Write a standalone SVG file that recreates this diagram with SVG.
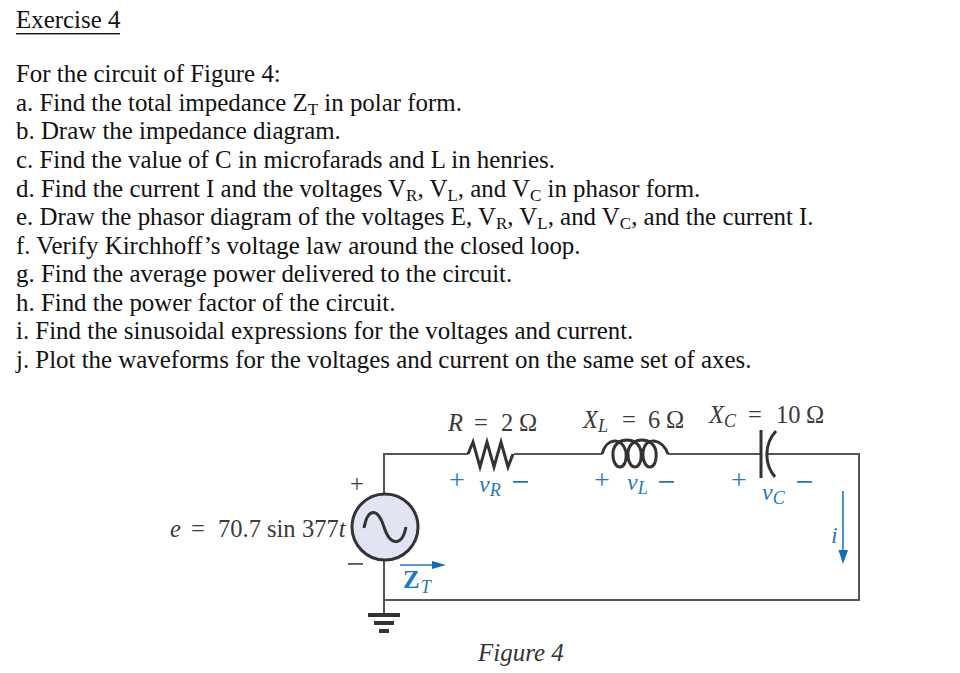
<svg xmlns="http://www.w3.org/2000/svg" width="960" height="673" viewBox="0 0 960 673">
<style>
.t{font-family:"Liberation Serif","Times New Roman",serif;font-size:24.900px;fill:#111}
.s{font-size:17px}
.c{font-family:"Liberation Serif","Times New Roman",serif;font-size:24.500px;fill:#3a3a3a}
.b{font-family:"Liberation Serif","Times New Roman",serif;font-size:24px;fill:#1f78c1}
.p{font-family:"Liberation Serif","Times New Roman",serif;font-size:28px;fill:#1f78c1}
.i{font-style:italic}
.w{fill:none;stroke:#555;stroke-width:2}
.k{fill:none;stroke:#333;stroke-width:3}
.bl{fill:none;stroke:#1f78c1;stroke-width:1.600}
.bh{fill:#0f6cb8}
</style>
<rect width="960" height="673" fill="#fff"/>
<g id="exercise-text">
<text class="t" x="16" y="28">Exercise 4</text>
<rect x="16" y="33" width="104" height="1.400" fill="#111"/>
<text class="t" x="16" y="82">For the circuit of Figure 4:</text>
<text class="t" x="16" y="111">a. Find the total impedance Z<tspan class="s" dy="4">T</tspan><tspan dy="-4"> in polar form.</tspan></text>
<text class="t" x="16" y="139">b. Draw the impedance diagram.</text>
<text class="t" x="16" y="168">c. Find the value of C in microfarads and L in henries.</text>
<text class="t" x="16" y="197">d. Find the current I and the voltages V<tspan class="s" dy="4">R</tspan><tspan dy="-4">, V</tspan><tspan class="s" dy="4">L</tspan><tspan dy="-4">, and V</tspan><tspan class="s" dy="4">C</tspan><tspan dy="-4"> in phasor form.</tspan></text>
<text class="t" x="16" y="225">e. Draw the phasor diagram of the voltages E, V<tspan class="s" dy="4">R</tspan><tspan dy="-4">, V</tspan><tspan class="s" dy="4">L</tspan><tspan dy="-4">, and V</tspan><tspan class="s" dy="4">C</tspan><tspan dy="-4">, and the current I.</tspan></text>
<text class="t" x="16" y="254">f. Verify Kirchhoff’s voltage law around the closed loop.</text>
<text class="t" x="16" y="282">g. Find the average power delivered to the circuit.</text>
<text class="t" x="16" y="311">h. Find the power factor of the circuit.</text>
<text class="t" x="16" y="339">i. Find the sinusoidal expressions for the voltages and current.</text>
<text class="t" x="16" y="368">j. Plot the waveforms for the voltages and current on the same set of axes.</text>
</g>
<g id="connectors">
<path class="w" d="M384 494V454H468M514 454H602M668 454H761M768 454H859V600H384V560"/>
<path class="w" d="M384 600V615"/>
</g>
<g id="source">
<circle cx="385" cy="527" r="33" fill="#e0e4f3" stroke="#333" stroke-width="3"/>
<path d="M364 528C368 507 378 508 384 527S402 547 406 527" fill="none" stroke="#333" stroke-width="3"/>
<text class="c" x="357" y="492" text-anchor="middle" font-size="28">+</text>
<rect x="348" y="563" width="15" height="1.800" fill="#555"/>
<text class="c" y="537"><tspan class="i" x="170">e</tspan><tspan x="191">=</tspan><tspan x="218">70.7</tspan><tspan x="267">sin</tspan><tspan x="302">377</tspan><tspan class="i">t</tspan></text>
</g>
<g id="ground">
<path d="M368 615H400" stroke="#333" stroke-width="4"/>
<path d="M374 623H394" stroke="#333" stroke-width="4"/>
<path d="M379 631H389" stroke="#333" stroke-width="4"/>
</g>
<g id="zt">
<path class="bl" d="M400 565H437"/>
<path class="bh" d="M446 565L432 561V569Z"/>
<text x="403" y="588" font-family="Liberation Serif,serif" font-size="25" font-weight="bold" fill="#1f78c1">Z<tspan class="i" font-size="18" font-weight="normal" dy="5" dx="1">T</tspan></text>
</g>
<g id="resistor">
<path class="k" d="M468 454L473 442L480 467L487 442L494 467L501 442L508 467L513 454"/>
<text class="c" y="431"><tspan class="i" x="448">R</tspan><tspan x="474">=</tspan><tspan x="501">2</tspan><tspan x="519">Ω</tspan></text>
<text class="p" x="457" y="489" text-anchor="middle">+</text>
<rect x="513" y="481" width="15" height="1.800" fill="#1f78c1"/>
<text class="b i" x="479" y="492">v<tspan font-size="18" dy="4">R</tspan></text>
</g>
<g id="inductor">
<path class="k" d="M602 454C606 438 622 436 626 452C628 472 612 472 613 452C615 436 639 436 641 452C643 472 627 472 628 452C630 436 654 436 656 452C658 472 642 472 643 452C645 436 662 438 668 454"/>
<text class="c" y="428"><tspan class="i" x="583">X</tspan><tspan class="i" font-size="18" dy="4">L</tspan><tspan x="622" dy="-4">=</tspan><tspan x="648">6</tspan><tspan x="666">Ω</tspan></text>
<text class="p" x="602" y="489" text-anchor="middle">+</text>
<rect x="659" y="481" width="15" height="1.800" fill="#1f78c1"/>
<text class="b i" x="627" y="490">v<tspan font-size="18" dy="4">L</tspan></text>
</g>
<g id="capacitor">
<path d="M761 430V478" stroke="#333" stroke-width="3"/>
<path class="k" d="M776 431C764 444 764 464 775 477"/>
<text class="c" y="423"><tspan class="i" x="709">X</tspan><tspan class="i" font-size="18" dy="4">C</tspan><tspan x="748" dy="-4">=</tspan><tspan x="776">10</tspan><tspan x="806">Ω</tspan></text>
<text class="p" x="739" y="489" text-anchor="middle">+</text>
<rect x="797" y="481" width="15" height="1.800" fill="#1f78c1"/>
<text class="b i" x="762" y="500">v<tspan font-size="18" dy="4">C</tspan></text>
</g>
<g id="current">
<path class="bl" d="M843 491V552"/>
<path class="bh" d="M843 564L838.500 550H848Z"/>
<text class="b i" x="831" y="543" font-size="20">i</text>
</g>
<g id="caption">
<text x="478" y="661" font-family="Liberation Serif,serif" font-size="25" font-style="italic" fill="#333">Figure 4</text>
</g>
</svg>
|---|
WHAT YOU ARE ASKED TO DO »
Each line of the material must be retyped exactly, except that images are omitted.

TASK OUTPUT »
Write a standalone SVG file that recreates this diagram with SVG.
<svg xmlns="http://www.w3.org/2000/svg" width="960" height="673" viewBox="0 0 960 673">
<style>
.t{font-family:"Liberation Serif","Times New Roman",serif;font-size:24.900px;fill:#111}
.s{font-size:17px}
.c{font-family:"Liberation Serif","Times New Roman",serif;font-size:24.500px;fill:#3a3a3a}
.b{font-family:"Liberation Serif","Times New Roman",serif;font-size:24px;fill:#1f78c1}
.p{font-family:"Liberation Serif","Times New Roman",serif;font-size:28px;fill:#1f78c1}
.i{font-style:italic}
.w{fill:none;stroke:#555;stroke-width:2}
.k{fill:none;stroke:#333;stroke-width:3}
.bl{fill:none;stroke:#1f78c1;stroke-width:1.600}
.bh{fill:#0f6cb8}
</style>
<rect width="960" height="673" fill="#fff"/>
<g id="exercise-text">
<text class="t" x="16" y="28">Exercise 4</text>
<rect x="16" y="33" width="104" height="1.400" fill="#111"/>
<text class="t" x="16" y="82">For the circuit of Figure 4:</text>
<text class="t" x="16" y="111">a. Find the total impedance Z<tspan class="s" dy="4">T</tspan><tspan dy="-4"> in polar form.</tspan></text>
<text class="t" x="16" y="139">b. Draw the impedance diagram.</text>
<text class="t" x="16" y="168">c. Find the value of C in microfarads and L in henries.</text>
<text class="t" x="16" y="197">d. Find the current I and the voltages V<tspan class="s" dy="4">R</tspan><tspan dy="-4">, V</tspan><tspan class="s" dy="4">L</tspan><tspan dy="-4">, and V</tspan><tspan class="s" dy="4">C</tspan><tspan dy="-4"> in phasor form.</tspan></text>
<text class="t" x="16" y="225">e. Draw the phasor diagram of the voltages E, V<tspan class="s" dy="4">R</tspan><tspan dy="-4">, V</tspan><tspan class="s" dy="4">L</tspan><tspan dy="-4">, and V</tspan><tspan class="s" dy="4">C</tspan><tspan dy="-4">, and the current I.</tspan></text>
<text class="t" x="16" y="254">f. Verify Kirchhoff’s voltage law around the closed loop.</text>
<text class="t" x="16" y="282">g. Find the average power delivered to the circuit.</text>
<text class="t" x="16" y="311">h. Find the power factor of the circuit.</text>
<text class="t" x="16" y="339">i. Find the sinusoidal expressions for the voltages and current.</text>
<text class="t" x="16" y="368">j. Plot the waveforms for the voltages and current on the same set of axes.</text>
</g>
<g id="connectors">
<path class="w" d="M384 494V454H468M514 454H602M668 454H761M768 454H859V600H384V560"/>
<path class="w" d="M384 600V615"/>
</g>
<g id="source">
<circle cx="385" cy="527" r="33" fill="#e0e4f3" stroke="#333" stroke-width="3"/>
<path d="M364 528C368 507 378 508 384 527S402 547 406 527" fill="none" stroke="#333" stroke-width="3"/>
<text class="c" x="357" y="492" text-anchor="middle" font-size="28">+</text>
<rect x="348" y="563" width="15" height="1.800" fill="#555"/>
<text class="c" y="537"><tspan class="i" x="170">e</tspan><tspan x="191">=</tspan><tspan x="218">70.7</tspan><tspan x="267">sin</tspan><tspan x="302">377</tspan><tspan class="i">t</tspan></text>
</g>
<g id="ground">
<path d="M368 615H400" stroke="#333" stroke-width="4"/>
<path d="M374 623H394" stroke="#333" stroke-width="4"/>
<path d="M379 631H389" stroke="#333" stroke-width="4"/>
</g>
<g id="zt">
<path class="bl" d="M400 565H437"/>
<path class="bh" d="M446 565L432 561V569Z"/>
<text x="403" y="588" font-family="Liberation Serif,serif" font-size="25" font-weight="bold" fill="#1f78c1">Z<tspan class="i" font-size="18" font-weight="normal" dy="5" dx="1">T</tspan></text>
</g>
<g id="resistor">
<path class="k" d="M468 454L473 442L480 467L487 442L494 467L501 442L508 467L513 454"/>
<text class="c" y="431"><tspan class="i" x="448">R</tspan><tspan x="474">=</tspan><tspan x="501">2</tspan><tspan x="519">Ω</tspan></text>
<text class="p" x="457" y="489" text-anchor="middle">+</text>
<rect x="513" y="481" width="15" height="1.800" fill="#1f78c1"/>
<text class="b i" x="479" y="492">v<tspan font-size="18" dy="4">R</tspan></text>
</g>
<g id="inductor">
<path class="k" d="M602 454C606 438 622 436 626 452C628 472 612 472 613 452C615 436 639 436 641 452C643 472 627 472 628 452C630 436 654 436 656 452C658 472 642 472 643 452C645 436 662 438 668 454"/>
<text class="c" y="428"><tspan class="i" x="583">X</tspan><tspan class="i" font-size="18" dy="4">L</tspan><tspan x="622" dy="-4">=</tspan><tspan x="648">6</tspan><tspan x="666">Ω</tspan></text>
<text class="p" x="602" y="489" text-anchor="middle">+</text>
<rect x="659" y="481" width="15" height="1.800" fill="#1f78c1"/>
<text class="b i" x="627" y="490">v<tspan font-size="18" dy="4">L</tspan></text>
</g>
<g id="capacitor">
<path d="M761 430V478" stroke="#333" stroke-width="3"/>
<path class="k" d="M776 431C764 444 764 464 775 477"/>
<text class="c" y="423"><tspan class="i" x="709">X</tspan><tspan class="i" font-size="18" dy="4">C</tspan><tspan x="748" dy="-4">=</tspan><tspan x="776">10</tspan><tspan x="806">Ω</tspan></text>
<text class="p" x="739" y="489" text-anchor="middle">+</text>
<rect x="797" y="481" width="15" height="1.800" fill="#1f78c1"/>
<text class="b i" x="762" y="500">v<tspan font-size="18" dy="4">C</tspan></text>
</g>
<g id="current">
<path class="bl" d="M843 491V552"/>
<path class="bh" d="M843 564L838.500 550H848Z"/>
<text class="b i" x="831" y="543" font-size="20">i</text>
</g>
<g id="caption">
<text x="478" y="661" font-family="Liberation Serif,serif" font-size="25" font-style="italic" fill="#333">Figure 4</text>
</g>
</svg>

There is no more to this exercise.